Ein weiterer Insider sprach von einem regelrechten Krieg: "Es wäre eine Untertreibung zu sagen, dass zwischen Antonio und mehreren Schlüsselmitgliedern der Geschäftsleitung eine tiefe Kluft besteht." Lehmann bestritt dagegen, dass es starke Spannungen zwischen dem Präsidenten und Managern gegeben habe. "Ich glaube, es ist eine konstruktive Zusammenarbeit gewesen", sagte er zu Reuters. "Es ist klar, wenn man sich in einer strategischen Neuorientierung befindet, dann gibt es Diskussionen und das ist auch richtig so."

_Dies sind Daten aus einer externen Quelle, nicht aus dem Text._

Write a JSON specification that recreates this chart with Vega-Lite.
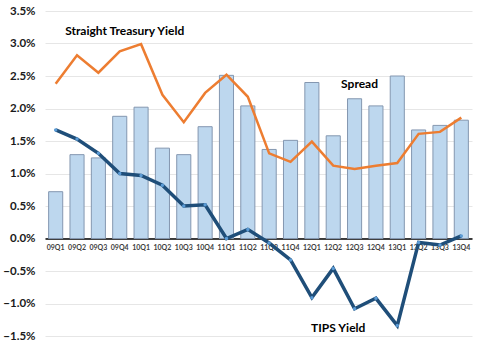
{
  "$schema": "https://vega.github.io/schema/vega-lite/v6.json",
  "autosize": "none",
  "width": 427,
  "height": 325,
  "padding": {"left": 45, "top": 11, "right": 8, "bottom": 13},
  "background": "white",
  "config": {
    "view": {"stroke": null}, "font": "Lato",
    "axisY": {"labelOverlap": false, "tickCount": 11}
  },
  "datasets": {
    "main": [
      {"q": "09Q1", "spread": 0.72, "treasury": 2.38, "tips": 1.67},
      {"q": "09Q2", "spread": 1.29, "treasury": 2.82, "tips": 1.53},
      {"q": "09Q3", "spread": 1.24, "treasury": 2.55, "tips": 1.31},
      {"q": "09Q4", "spread": 1.88, "treasury": 2.88, "tips": 1.00},
      {"q": "10Q1", "spread": 2.02, "treasury": 2.99, "tips": 0.97},
      {"q": "10Q2", "spread": 1.39, "treasury": 2.21, "tips": 0.82},
      {"q": "10Q3", "spread": 1.29, "treasury": 1.79, "tips": 0.50},
      {"q": "10Q4", "spread": 1.72, "treasury": 2.24, "tips": 0.52},
      {"q": "11Q1", "spread": 2.51, "treasury": 2.52, "tips": 0.00},
      {"q": "11Q2", "spread": 2.04, "treasury": 2.18, "tips": 0.14},
      {"q": "11Q3", "spread": 1.37, "treasury": 1.31, "tips": -0.07},
      {"q": "11Q4", "spread": 1.51, "treasury": 1.18, "tips": -0.33},
      {"q": "12Q1", "spread": 2.40, "treasury": 1.49, "tips": -0.91},
      {"q": "12Q2", "spread": 1.58, "treasury": 1.12, "tips": -0.46},
      {"q": "12Q3", "spread": 2.15, "treasury": 1.07, "tips": -1.08},
      {"q": "12Q4", "spread": 2.04, "treasury": 1.12, "tips": -0.92},
      {"q": "13Q1", "spread": 2.50, "treasury": 1.16, "tips": -1.34},
      {"q": "13Q2", "spread": 1.67, "treasury": 1.61, "tips": -0.06},
      {"q": "13Q3", "spread": 1.74, "treasury": 1.64, "tips": -0.10},
      {"q": "13Q4", "spread": 1.82, "treasury": 1.86, "tips": 0.04}
    ],
    "labels": [
      {"q": "09Q4", "v": 3.2, "t": "Straight Treasury Yield"},
      {"q": "12Q3", "v": 2.38, "t": "Spread"},
      {"q": "12Q2", "v": -1.38, "t": "TIPS Yield"}
    ]
  },
  "data": {"name": "main"},
  "encoding": {
    "x": {
      "field": "q", "type": "ordinal", "title": null,
      "scale": {"paddingInner": 0.34, "paddingOuter": 0.17},
      "axis": {
        "offset": -97.5, "labelAngle": 0, "ticks": false,
        "domainColor": "#000000", "domainWidth": 1.5,
        "labelFontSize": 7, "labelFontWeight": "bold", "labelColor": "#404040",
        "labelPadding": 5, "grid": false, "labelOverlap": false
      }
    }
  },
  "layer": [
    {
      "mark": {"type": "bar", "fill": "#BDD7EE", "stroke": "#8497B0", "strokeWidth": 1},
      "encoding": {
        "y": {
          "field": "spread", "type": "quantitative", "title": null,
          "scale": {"domain": [-1.5, 3.5], "nice": false, "zero": false},
          "axis": {
            "values": [-1.5, -1, -0.5, 0, 0.5, 1, 1.5, 2, 2.5, 3, 3.5],
            "labelExpr": "format(datum.value, '.1f') + '%'",
            "domain": false, "ticks": false, "grid": true, "gridColor": "#E6E6E6",
            "labelFontSize": 11.5, "labelFontWeight": "bold", "labelColor": "#1a1a1a",
            "labelPadding": 10, "labelOverlap": false, "labelBound": false, "labelFlush": false
          }
        }
      }
    },
    {
      "mark": {"type": "line", "color": "#ED7D31", "strokeWidth": 2.5},
      "encoding": {"y": {"field": "treasury", "type": "quantitative"}}
    },
    {
      "mark": {"type": "line", "color": "#1F4E79", "strokeWidth": 3.5,
               "point": {"filled": true, "fill": "#5B9BD5", "size": 12}},
      "encoding": {"y": {"field": "tips", "type": "quantitative"}}
    },
    {
      "data": {"name": "labels"},
      "mark": {"type": "text", "fontWeight": "bold", "fontSize": 12, "color": "#000000", "align": "center", "baseline": "middle", "font": "Lato", "dx": 5},
      "encoding": {
        "y": {"field": "v", "type": "quantitative"},
        "text": {"field": "t"}
      }
    }
  ]
}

Führungskräfte jeweils detailliert befragt

Einer der Insider erzählte, Horta-Osorio habe im Gegensatz zu seinem Vorgänger Urs Rohner die Führungskräfte jeweils detailliert befragt und seine Ansichten unverblümt zum Ausdruck gebracht. So habe er bei Gesprächen über das zweite Quartal 2021 beharrlich gezielte Fragen zum Vermögensverwaltungsgeschäft und zu den Wachstumsprognosen gestellt und Einsicht in die Daten verlangt, auf denen die Prognosen beruhten, so der Insider. "Es gab ziemlich viele rote Gesichter." Viele leitende Angestellte seien unzufrieden mit Horta-Osorios Versuchen gewesen, dem Verwaltungsrat mehr Macht zu verleihen - auf Kosten von Führungskräften wie Konzernchef Thomas Gottstein.

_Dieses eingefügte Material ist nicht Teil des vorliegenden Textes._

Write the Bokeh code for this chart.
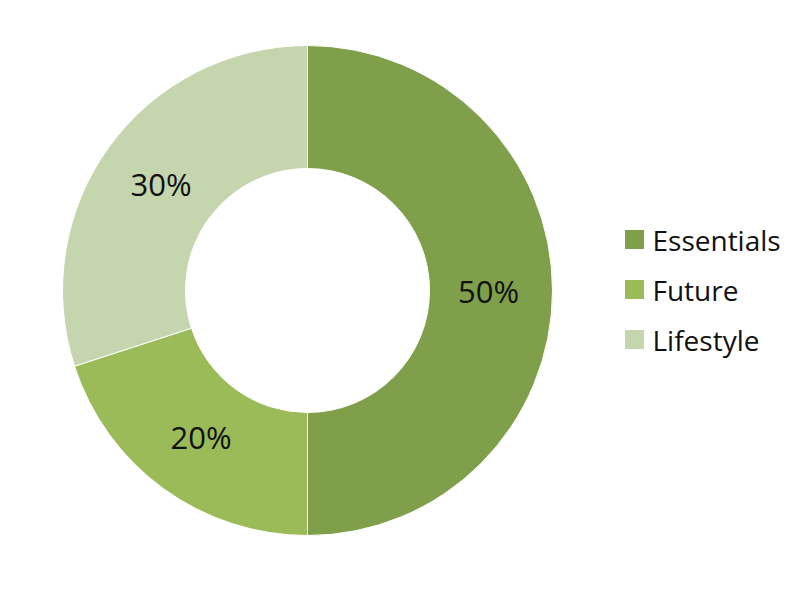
import math
from bokeh.plotting import figure
from bokeh.models import Range1d, ColumnDataSource
from bokeh.core.properties import value
from bokeh.embed import file_html
from bokeh.resources import INLINE

categories = ["Essentials", "Future", "Lifestyle"]
shares = [50, 20, 30]
labels = ["50%", "20%", "30%"]
colors = ["#7F9F4A", "#9BBB59", "#C5D6AF"]

W, H = 784, 584
p = figure(width=W, height=H, output_backend="svg", toolbar_location=None,
           x_range=Range1d(0, W), y_range=Range1d(0, H), min_border=0)
p.axis.visible = False
p.grid.visible = False
p.outline_line_color = None
p.background_fill_color = "white"
p.border_fill_color = "white"

cx, cy = 307, 294
r_in, r_out = 122, 245
total = sum(shares)
starts, ends, lx, ly = [], [], [], []
a = math.pi / 2
for s in shares:
    sweep = 2 * math.pi * s / total
    starts.append(a)
    ends.append(a - sweep)
    mid = a - sweep / 2
    rm = 181
    lx.append(cx + rm * math.cos(mid))
    ly.append(cy + rm * math.sin(mid))
    a -= sweep

src = ColumnDataSource(dict(start=starts, end=ends, color=colors, lx=lx, ly=ly, label=labels))
p.annular_wedge(x=cx, y=cy, inner_radius=r_in, outer_radius=r_out,
                start_angle="start", end_angle="end", direction="clock",
                fill_color="color", line_color="white", line_width=1, source=src)
p.text(x="lx", y="ly", text="label", source=src, text_align="center", text_baseline="middle",
       text_font=value("Open Sans"), text_font_size="31px", text_color="#111111")

# legend
leg_y = [345 - 50 * i for i in range(len(categories))]
leg = ColumnDataSource(dict(y=leg_y, cat=categories, color=colors))
p.rect(x=634, y="y", width=19, height=19, fill_color="color", line_color=None, source=leg)
p.text(x=652, y="y", text="cat", source=leg, text_align="left", text_baseline="middle",
       text_font=value("Open Sans"), text_font_size="28px", text_color="#111111")

open("out.html", "w").write(file_html(p, INLINE))
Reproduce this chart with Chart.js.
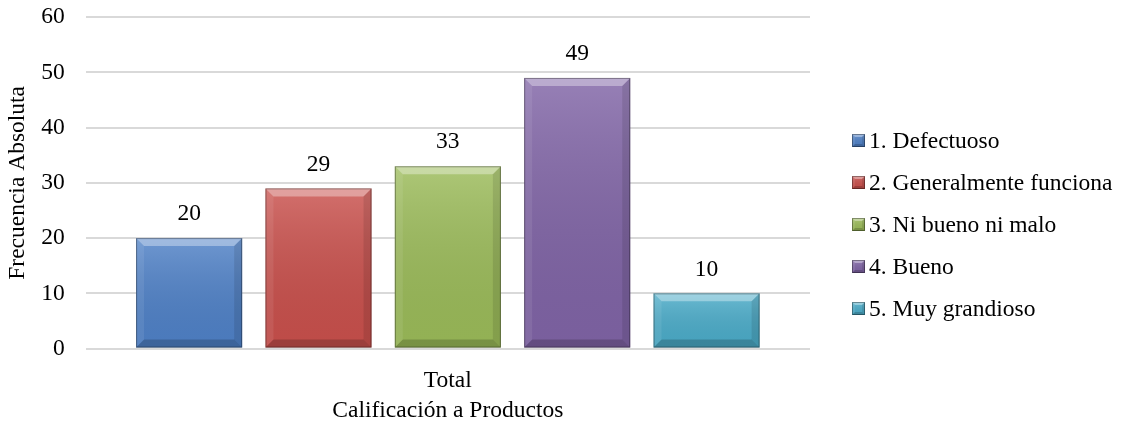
<!DOCTYPE html>
<html>
<head>
<meta charset="utf-8">
<script src="https://cdn.jsdelivr.net/npm/chart.js@4"></script>
<style>
  html, body { margin: 0; padding: 0; background: #fff; }
  #wrap { width: 1126px; height: 425px; }
</style>
</head>
<body>
<div id="wrap"><canvas id="calChart"></canvas></div>
<script>
// Data
const categories = ["Total"];
const seriesNames = [
  "1. Defectuoso",
  "2. Generalmente funciona",
  "3. Ni bueno ni malo",
  "4. Bueno",
  "5. Muy grandioso",
];
const seriesValues = [20, 29, 33, 49, 10];
const seriesColors = ["#4f81c7", "#c9504c", "#9bbb59", "#8064a6", "#4bacc9"];
const yMax = 60;
const yStep = 10;

const FONT = "'Liberation Serif', 'Times New Roman', serif";
const FS = 23.5;

// draws a bevelled rectangle over an already filled one
function bevel(ctx, l, t, r, b, s) {
  const g = ctx.createLinearGradient(0, t, 0, b);
  g.addColorStop(0, "rgba(255,255,255,0.18)");
  g.addColorStop(1, "rgba(0,0,0,0.05)");
  ctx.fillStyle = g;
  ctx.fillRect(l, t, r - l, b - t);
  const poly = (pts, fill) => {
    ctx.beginPath();
    ctx.moveTo(pts[0][0], pts[0][1]);
    pts.slice(1).forEach((p) => ctx.lineTo(p[0], p[1]));
    ctx.closePath();
    ctx.fillStyle = fill;
    ctx.fill();
  };
  poly([[l, t], [r, t], [r - s, t + s], [l + s, t + s]], "rgba(255,255,255,0.35)");
  poly([[l, t], [l + s, t + s], [l + s, b - s], [l, b]], "rgba(255,255,255,0.08)");
  poly([[r, t], [r, b], [r - s, b - s], [r - s, t + s]], "rgba(0,0,0,0.10)");
  poly([[l, b], [l + s, b - s], [r - s, b - s], [r, b]], "rgba(0,0,0,0.18)");
  ctx.strokeStyle = "rgba(0,0,0,0.35)";
  ctx.lineWidth = 1;
  ctx.strokeRect(l + 0.5, t + 0.5, r - l - 1, b - t - 1);
}

// Office-style bevel on bars
const bevelPlugin = {
  id: "bevel",
  afterDatasetsDraw(chart) {
    const ctx = chart.ctx;
    chart.data.datasets.forEach((ds, i) => {
      chart.getDatasetMeta(i).data.forEach((bar) => {
        ctx.save();
        bevel(ctx, bar.x - bar.width / 2, bar.y, bar.x + bar.width / 2, bar.base, 8);
        ctx.restore();
      });
    });
  },
};

// Value labels above the bars
const valueLabels = {
  id: "valueLabels",
  afterDatasetsDraw(chart) {
    const ctx = chart.ctx;
    ctx.save();
    ctx.font = FS + "px " + FONT;
    ctx.fillStyle = "#000";
    ctx.textAlign = "center";
    ctx.textBaseline = "middle";
    chart.data.datasets.forEach((ds, i) => {
      chart.getDatasetMeta(i).data.forEach((bar, j) => {
        ctx.fillText(String(ds.data[j]), bar.x, bar.y - 24);
      });
    });
    ctx.restore();
  },
};

// Legend on the right, drawn by hand to get Excel spacing
const sideLegend = {
  id: "sideLegend",
  afterDraw(chart) {
    const ctx = chart.ctx;
    const area = chart.chartArea;
    const n = chart.data.datasets.length;
    const step = 42;
    const x0 = area.right + 42;
    const yMid = chart.height / 2 + 12;
    ctx.save();
    ctx.font = FS + "px " + FONT;
    ctx.textBaseline = "middle";
    ctx.textAlign = "left";
    chart.data.datasets.forEach((ds, i) => {
      const y = yMid + (i - (n - 1) / 2) * step;
      ctx.fillStyle = ds.backgroundColor;
      ctx.fillRect(x0, y - 6.5, 13, 13);
      bevel(ctx, x0, y - 6.5, x0 + 13, y + 6.5, 3);
      ctx.fillStyle = "#000";
      ctx.fillText(ds.label, x0 + 17, y + 1);
    });
    ctx.restore();
  },
};

new Chart(document.getElementById("calChart"), {
  type: "bar",
  data: {
    labels: categories,
    datasets: seriesNames.map((name, i) => ({
      label: name,
      data: [seriesValues[i]],
      backgroundColor: seriesColors[i],
      borderWidth: 0,
      categoryPercentage: 0.893,
      barPercentage: 0.82,
    })),
  },
  options: {
    responsive: true,
    maintainAspectRatio: false,
    animation: false,
    layout: { padding: { left: 3, right: 316, top: 0, bottom: 0 } },
    plugins: {
      legend: { display: false },
      tooltip: { enabled: false },
    },
    scales: {
      x: {
        grid: { display: false, drawTicks: false },
        border: { display: false },
        ticks: { font: { family: FONT, size: FS }, color: "#000", padding: 18 },
        title: {
          display: true,
          text: "Calificación a Productos",
          font: { family: FONT, size: FS },
          color: "#000",
          padding: { top: -16, bottom: 0 },
        },
      },
      y: {
        min: 0,
        max: yMax,
        ticks: {
          stepSize: yStep,
          font: { family: FONT, size: FS },
          color: "#000",
          padding: 3,
        },
        grid: {
          color: "#d9d9d9",
          lineWidth: 2,
          drawTicks: true,
          tickLength: 18,
          tickColor: "rgba(0,0,0,0)",
        },
        border: { display: false },
        title: {
          display: true,
          text: "Frecuencia Absoluta",
          font: { family: FONT, size: FS },
          color: "#000",
          padding: { top: 1, bottom: 6 },
        },
      },
    },
  },
  plugins: [bevelPlugin, valueLabels, sideLegend],
});
</script>
</body>
</html>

Die Quarantäne-Vorfälle machten es für den Verwaltungsratspräsidenten schwer, sich in einem Tauziehen mit den Führungskräften der Bank durchzusetzen. Zudem schlug dem portugiesischen Banker auch in der Schweizer Öffentlichkeit breite Kritik entgegen. Horta-Osorio sei von der Feindseligkeit, der er in dem Land begegnete, überrascht gewesen.

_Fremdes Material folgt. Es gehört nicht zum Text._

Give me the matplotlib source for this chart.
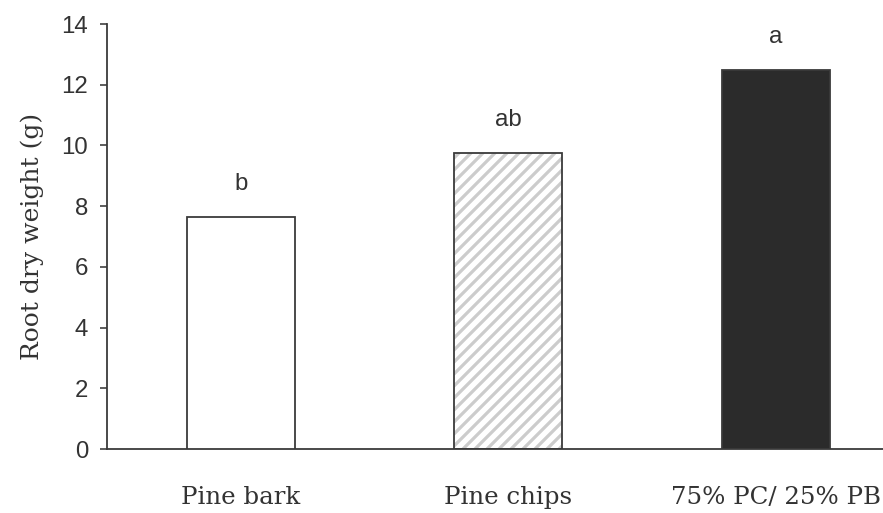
import matplotlib
matplotlib.use("Agg")
import matplotlib.pyplot as plt
from matplotlib import font_manager

categories = ["Pine bark", "Pine chips", "75% PC/ 25% PB"]
values = [7.65, 9.74, 12.48]
letters = ["b", "ab", "a"]
yticks = [0, 2, 4, 6, 8, 10, 12, 14]

names = {f.name for f in font_manager.fontManager.ttflist}
sans = [n for n in ["Liberation Sans Narrow", "DejaVu Sans Condensed", "Liberation Sans"] if n in names][0]
serif = "DejaVu Serif"
txt = "#333333"

DPI = 72
W, H = 883, 513
plt.rcParams["hatch.linewidth"] = 3.2
fig = plt.figure(figsize=(W / DPI, H / DPI), dpi=DPI)
ax = fig.add_axes([107 / W, (H - 449) / H, 802.5 / W, 425 / H])

x = list(range(len(categories)))
edge = "#3a3a3a"
fills = ["white", "white", "#2b2b2b"]
width = 0.405

# hatch layer for the middle bar
ax.bar([x[1]], [values[1]], width=width, color="white", edgecolor="#cccccc",
       hatch="//", linewidth=0, zorder=2)
for i in x:
    fc = "none" if i == 1 else fills[i]
    ax.bar([x[i]], [values[i]], width=width, facecolor=fc, edgecolor=edge,
           linewidth=1.8, zorder=3)

for i in x:
    ax.annotate(letters[i], (x[i], values[i]), xytext=(0, 22), textcoords="offset points",
                ha="center", va="bottom", fontsize=24, family=sans, color=txt)

ax.set_xlim(-0.5, 2.5)
ax.set_ylim(0, 14)
ax.set_yticks(yticks)
ax.set_yticklabels([str(t) for t in yticks], family=sans, fontsize=24, color=txt)
ax.set_xticks(x)
ax.set_xticklabels(categories, family=serif, fontsize=24.5, color=txt)
ax.tick_params(axis="x", length=0, pad=37)
ax.tick_params(axis="y", length=7, width=1.6, color=edge, pad=12, direction="out")
for s in ["top", "right"]:
    ax.spines[s].set_visible(False)
for s in ["left", "bottom"]:
    ax.spines[s].set_color(edge)
    ax.spines[s].set_linewidth(1.8)
ax.set_ylabel("Root dry weight (g)", family=serif, fontsize=25, color=txt, labelpad=17)

fig.savefig("out.png", dpi=DPI)
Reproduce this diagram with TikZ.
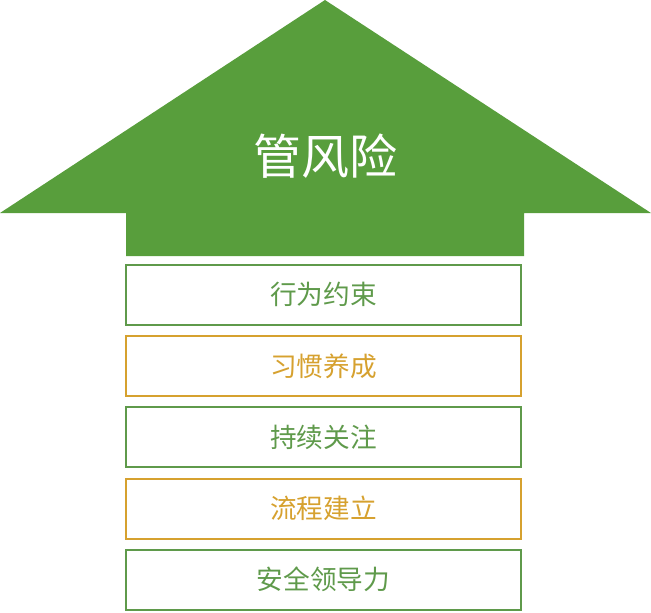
\documentclass[tikz,border=0pt]{standalone}
\usepackage{fontspec}
\newfontfamily\cjk{Noto Sans CJK SC}
\definecolor{arrowgreen}{RGB}{88,158,60}
\definecolor{boxgreen}{RGB}{95,154,75}
\definecolor{boxorange}{RGB}{214,161,47}
\tikzset{
  stepbox/.style={draw, line width=1.5pt, minimum width=296pt, minimum height=45pt,
    inner sep=0pt, font=\cjk\fontsize{20}{20}\selectfont},
}
\begin{document}
\begin{tikzpicture}[x=0.75pt,y=-0.75pt]
  \useasboundingbox (0,0) rectangle (651,612);
  % big arrow
  \fill[arrowgreen] (325,0) -- (651,213) -- (524,213) -- (524,256)
    -- (126,256) -- (126,213) -- (0,213) -- cycle;
  \node[text=white, font=\cjk\fontsize{36}{36}\selectfont] (title) at (325,156) {管风险};
  % steps
  \foreach \txt/\col/\y [count=\i] in {行为约束/boxgreen/294.5, 习惯养成/boxorange/366,
      持续关注/boxgreen/437, 流程建立/boxorange/508.5, 安全领导力/boxgreen/579.5}
    \node[stepbox, draw=\col, text=\col] (step\i) at (323.5,\y) {\txt};
\end{tikzpicture}
\end{document}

David Herro, Anlagechef des Grossaktionärs Harris Associates, hatte Horta-Osorio nach Bekanntwerden der Quarantäneverstösse den Rücken gestärkt und seine Rolle bei der Sanierung der Bank als einen wichtigen Grund dafür bezeichnet, bei Credit Suisse investiert zu bleiben. Es gebe eine orchestrierte Kampagne gegen ihn, wie Herro vor dem Rücktritt Horta-Osorios zu Reuters sagte.